Entries with chart source code
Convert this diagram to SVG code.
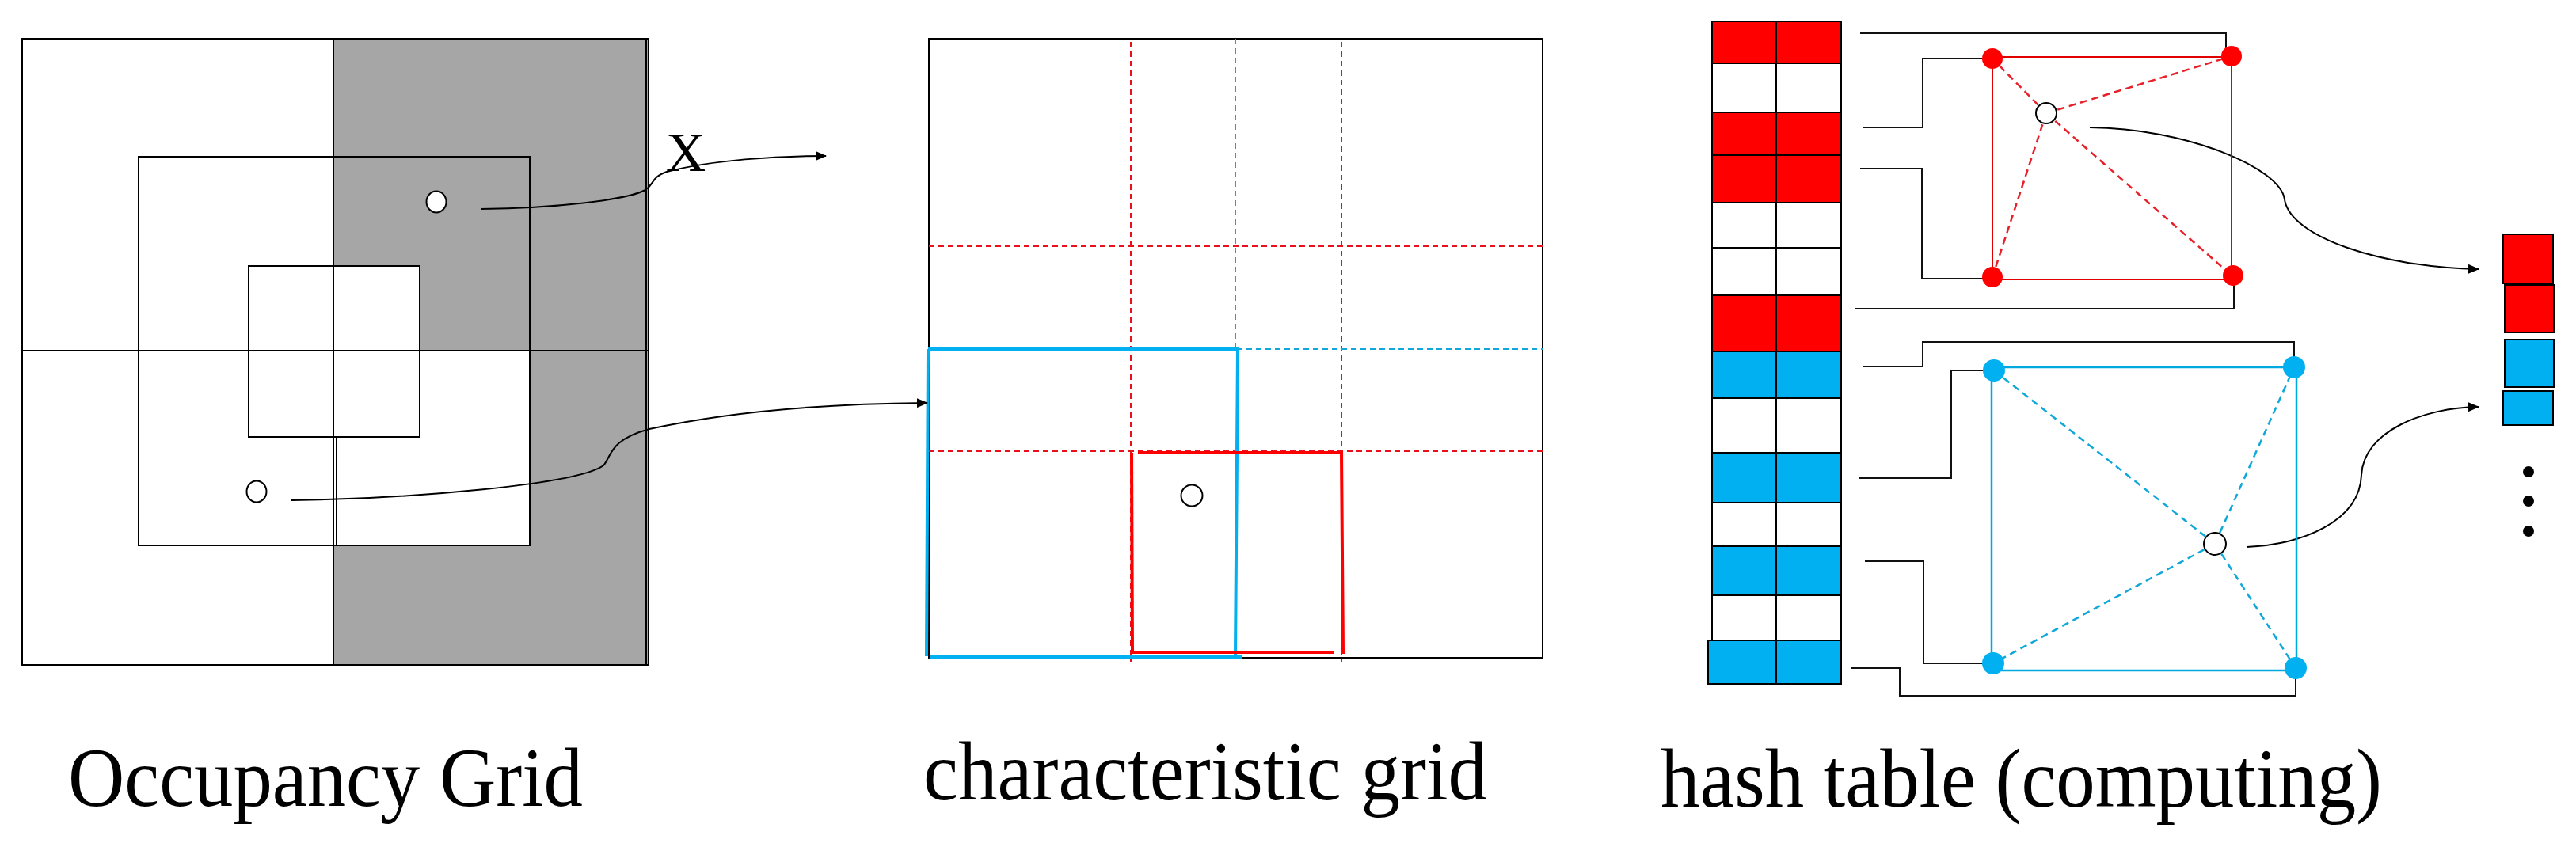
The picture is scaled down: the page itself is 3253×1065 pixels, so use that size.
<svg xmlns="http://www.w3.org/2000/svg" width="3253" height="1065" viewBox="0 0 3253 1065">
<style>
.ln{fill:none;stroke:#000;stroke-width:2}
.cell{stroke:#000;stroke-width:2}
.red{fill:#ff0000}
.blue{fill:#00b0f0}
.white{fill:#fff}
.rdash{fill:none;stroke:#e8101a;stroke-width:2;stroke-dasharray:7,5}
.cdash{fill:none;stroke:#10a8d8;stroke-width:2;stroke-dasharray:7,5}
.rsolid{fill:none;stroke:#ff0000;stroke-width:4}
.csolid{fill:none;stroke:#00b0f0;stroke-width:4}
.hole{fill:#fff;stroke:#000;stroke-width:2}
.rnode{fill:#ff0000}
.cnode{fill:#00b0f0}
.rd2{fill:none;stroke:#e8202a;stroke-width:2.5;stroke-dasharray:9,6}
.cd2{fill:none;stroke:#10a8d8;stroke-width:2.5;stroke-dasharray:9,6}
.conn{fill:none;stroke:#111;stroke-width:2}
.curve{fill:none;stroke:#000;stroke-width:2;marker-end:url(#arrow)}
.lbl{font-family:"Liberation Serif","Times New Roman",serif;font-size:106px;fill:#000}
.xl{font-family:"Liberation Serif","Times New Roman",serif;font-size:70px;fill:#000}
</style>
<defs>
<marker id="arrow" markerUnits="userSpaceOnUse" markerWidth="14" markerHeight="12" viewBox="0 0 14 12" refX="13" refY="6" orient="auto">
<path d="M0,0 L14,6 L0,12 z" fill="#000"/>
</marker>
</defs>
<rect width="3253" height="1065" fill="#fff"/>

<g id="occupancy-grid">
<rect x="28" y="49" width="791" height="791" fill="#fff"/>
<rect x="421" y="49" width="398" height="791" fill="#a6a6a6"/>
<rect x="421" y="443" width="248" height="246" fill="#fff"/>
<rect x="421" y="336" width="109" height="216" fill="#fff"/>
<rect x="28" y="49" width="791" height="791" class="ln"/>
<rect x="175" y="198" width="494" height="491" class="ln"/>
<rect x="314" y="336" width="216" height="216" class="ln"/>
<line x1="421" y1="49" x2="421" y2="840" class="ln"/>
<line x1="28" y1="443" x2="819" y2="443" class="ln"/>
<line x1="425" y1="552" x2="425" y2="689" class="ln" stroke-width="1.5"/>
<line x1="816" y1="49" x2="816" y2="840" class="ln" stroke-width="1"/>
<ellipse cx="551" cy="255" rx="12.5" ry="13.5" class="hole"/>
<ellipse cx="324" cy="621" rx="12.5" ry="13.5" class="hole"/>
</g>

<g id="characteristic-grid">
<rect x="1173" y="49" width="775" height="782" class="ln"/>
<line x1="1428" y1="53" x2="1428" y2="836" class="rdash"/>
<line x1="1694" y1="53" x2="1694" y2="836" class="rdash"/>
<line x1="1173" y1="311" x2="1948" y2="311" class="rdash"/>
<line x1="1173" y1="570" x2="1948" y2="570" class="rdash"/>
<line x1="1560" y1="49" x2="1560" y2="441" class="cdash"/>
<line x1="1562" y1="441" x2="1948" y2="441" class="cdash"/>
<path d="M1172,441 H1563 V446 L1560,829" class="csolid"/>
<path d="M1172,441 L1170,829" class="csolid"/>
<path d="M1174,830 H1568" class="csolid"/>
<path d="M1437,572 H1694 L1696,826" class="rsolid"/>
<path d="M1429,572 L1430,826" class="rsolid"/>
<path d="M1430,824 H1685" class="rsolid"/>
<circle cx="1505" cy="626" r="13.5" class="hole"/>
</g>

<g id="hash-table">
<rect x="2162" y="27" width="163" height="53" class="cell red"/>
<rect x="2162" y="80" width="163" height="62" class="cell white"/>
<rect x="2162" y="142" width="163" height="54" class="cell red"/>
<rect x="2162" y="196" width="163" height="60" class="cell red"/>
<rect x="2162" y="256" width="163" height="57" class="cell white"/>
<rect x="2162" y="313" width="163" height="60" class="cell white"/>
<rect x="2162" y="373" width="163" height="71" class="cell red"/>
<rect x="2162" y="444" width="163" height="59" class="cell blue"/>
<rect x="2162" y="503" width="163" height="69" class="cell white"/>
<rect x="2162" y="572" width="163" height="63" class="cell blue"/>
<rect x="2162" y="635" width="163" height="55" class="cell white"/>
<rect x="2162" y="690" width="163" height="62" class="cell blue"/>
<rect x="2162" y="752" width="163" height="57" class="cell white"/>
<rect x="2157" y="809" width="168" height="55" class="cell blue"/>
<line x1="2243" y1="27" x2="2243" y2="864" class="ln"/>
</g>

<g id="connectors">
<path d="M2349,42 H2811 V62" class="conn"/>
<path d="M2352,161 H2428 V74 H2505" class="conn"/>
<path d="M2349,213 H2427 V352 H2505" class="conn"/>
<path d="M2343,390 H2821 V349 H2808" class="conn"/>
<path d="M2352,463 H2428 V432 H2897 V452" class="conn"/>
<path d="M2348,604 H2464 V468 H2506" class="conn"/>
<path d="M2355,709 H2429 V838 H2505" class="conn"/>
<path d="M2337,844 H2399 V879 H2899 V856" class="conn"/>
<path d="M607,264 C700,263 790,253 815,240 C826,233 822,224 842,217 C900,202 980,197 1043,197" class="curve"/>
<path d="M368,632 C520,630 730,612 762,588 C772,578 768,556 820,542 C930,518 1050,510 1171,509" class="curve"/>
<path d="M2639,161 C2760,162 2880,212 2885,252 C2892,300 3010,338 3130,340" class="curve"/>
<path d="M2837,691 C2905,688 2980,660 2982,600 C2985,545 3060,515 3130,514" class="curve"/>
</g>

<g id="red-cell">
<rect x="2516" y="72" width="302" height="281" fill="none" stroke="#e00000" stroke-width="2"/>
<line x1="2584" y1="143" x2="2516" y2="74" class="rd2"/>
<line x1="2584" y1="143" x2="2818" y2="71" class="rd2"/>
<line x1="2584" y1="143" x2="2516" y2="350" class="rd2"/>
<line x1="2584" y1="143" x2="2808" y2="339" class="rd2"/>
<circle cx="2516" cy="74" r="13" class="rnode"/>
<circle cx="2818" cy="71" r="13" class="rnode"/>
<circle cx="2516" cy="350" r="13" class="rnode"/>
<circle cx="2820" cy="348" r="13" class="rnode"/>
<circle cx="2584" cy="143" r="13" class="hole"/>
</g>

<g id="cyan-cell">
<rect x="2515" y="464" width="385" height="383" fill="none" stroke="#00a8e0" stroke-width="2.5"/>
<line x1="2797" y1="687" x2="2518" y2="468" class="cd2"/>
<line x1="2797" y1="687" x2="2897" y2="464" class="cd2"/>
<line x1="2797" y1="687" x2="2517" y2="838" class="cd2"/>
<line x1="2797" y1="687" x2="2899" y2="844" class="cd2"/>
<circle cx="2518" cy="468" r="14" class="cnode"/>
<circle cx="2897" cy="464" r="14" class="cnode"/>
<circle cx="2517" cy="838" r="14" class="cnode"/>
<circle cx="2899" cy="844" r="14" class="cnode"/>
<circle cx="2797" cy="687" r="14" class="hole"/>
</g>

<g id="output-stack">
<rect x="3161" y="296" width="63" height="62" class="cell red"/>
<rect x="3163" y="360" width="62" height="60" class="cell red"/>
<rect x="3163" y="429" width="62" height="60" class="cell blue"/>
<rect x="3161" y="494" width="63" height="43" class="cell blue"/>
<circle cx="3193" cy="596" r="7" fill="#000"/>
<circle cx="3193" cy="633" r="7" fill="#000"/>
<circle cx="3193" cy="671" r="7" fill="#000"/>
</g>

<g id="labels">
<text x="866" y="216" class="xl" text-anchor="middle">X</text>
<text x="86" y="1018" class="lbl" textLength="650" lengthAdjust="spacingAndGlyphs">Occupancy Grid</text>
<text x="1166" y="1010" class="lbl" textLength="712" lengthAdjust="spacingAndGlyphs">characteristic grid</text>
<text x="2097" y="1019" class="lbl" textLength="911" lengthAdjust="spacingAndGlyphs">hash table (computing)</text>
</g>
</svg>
* * *
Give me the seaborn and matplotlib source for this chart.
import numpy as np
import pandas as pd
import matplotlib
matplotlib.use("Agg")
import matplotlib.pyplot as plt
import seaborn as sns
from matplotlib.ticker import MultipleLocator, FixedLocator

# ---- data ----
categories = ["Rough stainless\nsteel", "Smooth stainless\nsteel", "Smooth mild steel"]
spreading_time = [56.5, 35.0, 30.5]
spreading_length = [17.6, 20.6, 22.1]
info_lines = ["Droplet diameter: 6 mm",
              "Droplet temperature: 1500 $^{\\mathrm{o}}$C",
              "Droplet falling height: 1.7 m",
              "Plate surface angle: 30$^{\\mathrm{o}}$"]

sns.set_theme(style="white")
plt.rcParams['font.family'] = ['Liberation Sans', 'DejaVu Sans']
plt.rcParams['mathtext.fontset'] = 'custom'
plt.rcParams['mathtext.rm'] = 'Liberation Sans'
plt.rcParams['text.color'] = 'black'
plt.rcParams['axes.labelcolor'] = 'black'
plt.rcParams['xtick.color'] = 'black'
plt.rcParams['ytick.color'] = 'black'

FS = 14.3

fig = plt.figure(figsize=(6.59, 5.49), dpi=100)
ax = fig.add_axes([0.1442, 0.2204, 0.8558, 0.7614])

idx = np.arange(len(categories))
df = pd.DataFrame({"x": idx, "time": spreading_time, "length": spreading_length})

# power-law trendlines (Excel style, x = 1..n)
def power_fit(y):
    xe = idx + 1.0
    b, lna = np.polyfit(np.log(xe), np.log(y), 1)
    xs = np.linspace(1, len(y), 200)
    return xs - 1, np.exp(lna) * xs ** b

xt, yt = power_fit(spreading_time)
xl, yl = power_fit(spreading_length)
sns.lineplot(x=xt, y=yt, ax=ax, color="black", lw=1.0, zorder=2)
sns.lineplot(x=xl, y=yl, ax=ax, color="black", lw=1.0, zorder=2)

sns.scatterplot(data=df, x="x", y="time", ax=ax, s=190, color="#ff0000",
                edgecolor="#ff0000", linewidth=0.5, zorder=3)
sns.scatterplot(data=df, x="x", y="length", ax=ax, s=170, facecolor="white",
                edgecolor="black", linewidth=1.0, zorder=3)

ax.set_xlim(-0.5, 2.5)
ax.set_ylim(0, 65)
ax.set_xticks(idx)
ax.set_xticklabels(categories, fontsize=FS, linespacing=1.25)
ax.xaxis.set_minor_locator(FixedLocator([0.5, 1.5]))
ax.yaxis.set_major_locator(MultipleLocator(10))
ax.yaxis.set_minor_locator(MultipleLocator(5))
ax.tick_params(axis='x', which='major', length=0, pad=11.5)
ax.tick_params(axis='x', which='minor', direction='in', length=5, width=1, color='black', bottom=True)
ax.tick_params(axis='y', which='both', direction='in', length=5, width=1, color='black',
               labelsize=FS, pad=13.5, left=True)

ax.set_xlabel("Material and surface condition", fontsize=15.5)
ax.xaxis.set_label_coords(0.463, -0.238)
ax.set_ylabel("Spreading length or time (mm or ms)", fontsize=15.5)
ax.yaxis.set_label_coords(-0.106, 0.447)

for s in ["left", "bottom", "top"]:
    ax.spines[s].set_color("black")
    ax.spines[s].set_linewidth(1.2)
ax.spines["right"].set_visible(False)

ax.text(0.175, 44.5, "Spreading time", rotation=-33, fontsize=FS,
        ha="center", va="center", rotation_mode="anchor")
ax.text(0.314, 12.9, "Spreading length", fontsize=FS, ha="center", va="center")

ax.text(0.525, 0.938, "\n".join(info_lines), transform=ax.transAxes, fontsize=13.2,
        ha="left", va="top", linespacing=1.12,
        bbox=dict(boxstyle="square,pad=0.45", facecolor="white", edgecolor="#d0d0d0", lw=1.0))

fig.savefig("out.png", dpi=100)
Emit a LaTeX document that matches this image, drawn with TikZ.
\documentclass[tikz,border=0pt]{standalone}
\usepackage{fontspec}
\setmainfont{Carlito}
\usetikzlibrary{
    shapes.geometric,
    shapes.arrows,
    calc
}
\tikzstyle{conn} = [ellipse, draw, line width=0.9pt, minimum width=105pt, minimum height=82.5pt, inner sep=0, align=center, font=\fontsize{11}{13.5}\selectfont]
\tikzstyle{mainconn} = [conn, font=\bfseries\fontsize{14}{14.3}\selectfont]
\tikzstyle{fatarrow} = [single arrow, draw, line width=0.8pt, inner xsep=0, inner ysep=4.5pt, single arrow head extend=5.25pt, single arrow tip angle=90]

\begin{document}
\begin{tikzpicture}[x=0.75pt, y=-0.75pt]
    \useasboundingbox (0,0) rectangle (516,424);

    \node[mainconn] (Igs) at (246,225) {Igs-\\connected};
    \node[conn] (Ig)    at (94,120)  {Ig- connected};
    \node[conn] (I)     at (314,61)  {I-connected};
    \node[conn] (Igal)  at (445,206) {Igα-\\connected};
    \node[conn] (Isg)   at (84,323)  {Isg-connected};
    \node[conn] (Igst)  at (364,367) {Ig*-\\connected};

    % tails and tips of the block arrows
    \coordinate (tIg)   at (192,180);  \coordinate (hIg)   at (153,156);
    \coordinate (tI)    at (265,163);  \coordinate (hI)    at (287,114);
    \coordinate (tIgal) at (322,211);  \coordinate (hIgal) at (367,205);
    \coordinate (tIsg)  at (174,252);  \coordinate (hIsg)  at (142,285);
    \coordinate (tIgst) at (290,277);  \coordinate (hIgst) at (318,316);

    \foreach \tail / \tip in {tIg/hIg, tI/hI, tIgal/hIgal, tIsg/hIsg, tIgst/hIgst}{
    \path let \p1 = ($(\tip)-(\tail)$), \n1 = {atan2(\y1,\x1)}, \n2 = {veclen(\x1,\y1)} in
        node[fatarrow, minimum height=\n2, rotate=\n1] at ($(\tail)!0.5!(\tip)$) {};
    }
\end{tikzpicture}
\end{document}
* * *
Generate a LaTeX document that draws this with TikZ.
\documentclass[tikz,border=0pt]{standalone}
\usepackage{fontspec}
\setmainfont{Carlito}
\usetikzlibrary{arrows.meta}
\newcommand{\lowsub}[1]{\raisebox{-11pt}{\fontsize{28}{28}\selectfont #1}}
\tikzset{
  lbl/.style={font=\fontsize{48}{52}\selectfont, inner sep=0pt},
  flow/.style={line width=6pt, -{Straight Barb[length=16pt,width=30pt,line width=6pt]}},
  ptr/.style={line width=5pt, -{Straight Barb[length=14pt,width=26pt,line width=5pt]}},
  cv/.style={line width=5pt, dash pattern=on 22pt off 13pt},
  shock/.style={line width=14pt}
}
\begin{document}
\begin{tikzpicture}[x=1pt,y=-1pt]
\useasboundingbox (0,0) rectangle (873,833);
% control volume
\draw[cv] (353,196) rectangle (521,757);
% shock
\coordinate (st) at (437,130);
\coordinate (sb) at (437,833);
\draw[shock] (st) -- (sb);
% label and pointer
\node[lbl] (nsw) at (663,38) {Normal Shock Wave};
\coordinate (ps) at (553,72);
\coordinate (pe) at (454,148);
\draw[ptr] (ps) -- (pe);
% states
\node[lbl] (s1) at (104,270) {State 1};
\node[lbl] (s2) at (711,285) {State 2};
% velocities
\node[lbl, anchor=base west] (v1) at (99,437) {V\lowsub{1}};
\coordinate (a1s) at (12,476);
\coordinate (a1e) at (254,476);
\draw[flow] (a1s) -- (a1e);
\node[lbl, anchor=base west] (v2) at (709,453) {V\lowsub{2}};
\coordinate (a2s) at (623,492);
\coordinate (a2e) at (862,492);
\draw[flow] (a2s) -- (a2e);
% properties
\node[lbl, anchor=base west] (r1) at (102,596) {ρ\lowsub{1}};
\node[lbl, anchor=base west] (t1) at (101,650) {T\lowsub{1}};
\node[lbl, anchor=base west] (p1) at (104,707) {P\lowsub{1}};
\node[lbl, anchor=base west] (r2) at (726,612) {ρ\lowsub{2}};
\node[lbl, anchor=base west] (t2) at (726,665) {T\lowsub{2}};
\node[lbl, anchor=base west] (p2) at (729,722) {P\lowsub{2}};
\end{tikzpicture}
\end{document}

Task directions:
Write out every line of the preceding listing that contains "matplotlib".

Task response:
Give me the seaborn and matplotlib source for this chart.
import matplotlib
matplotlib.use("Agg")
import matplotlib.pyplot as plt
from matplotlib.ticker import MultipleLocator, FixedLocator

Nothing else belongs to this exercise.